Yield Management and Cost Implications

The economics of 5+ stage HDI are unforgiving. Yield loss is cumulative. If each lamination and drilling cycle has a 98% yield, the theoretical yield of a 5+N+5 board (10 extra process loops) drops significantly. A single dust particle trapped during the lamination of Layer 7 can render the entire board scrap.

Consequently, these boards are produced in cleanroom environments far exceeding standard PCB shop requirements (often Class 1000 or better). Automated Optical Inspection (AOI) is performed not just on etched copper, but on laser-drilled holes before plating to detect blocked vias. This rigorous in-process inspection is the only way to prevent value-add on defective panels.

The Future: Anylayer and Substrate-Like PCBs (SLP)

The evolution of 5-stage HDI naturally leads to Any-Layer HDI (also known as ELIC), where the distinction between "core" and "buildup" disappears entirely. Every layer is interconnected with microvias, allowing routing between any two arbitrary layers without traversing the others.

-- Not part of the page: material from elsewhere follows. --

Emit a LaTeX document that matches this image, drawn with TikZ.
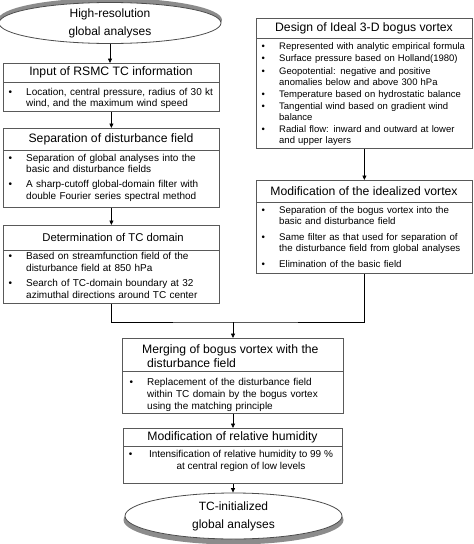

This architecture is the precursor to Substrate-Like PCBs (SLP), which blur the line between PCB fabrication and semiconductor packaging. Using Modified Semi-Additive Processes (mSAP), manufacturers can achieve line widths below 30 microns. While currently reserved for flagship smartphones and aerospace modules, the techniques perfected in 5+ stage HDI—laser registration, sequential lamination stress management, and superfill plating—are the foundational skills required for this next generation of electronics.

Conclusion

Implementing 5-stage and higher HDI technology is not merely a design choice; it is a commitment to a manufacturing philosophy where margins for error are measured in microns and reliability is fought for at the molecular level. It requires a symbiosis of advanced laser optics, chemical engineering, and thermomechanical simulation. As component densities continue to rise, the ability to execute these complex stackups with high yield serves as the primary differentiator in the global electronics manufacturing landscape.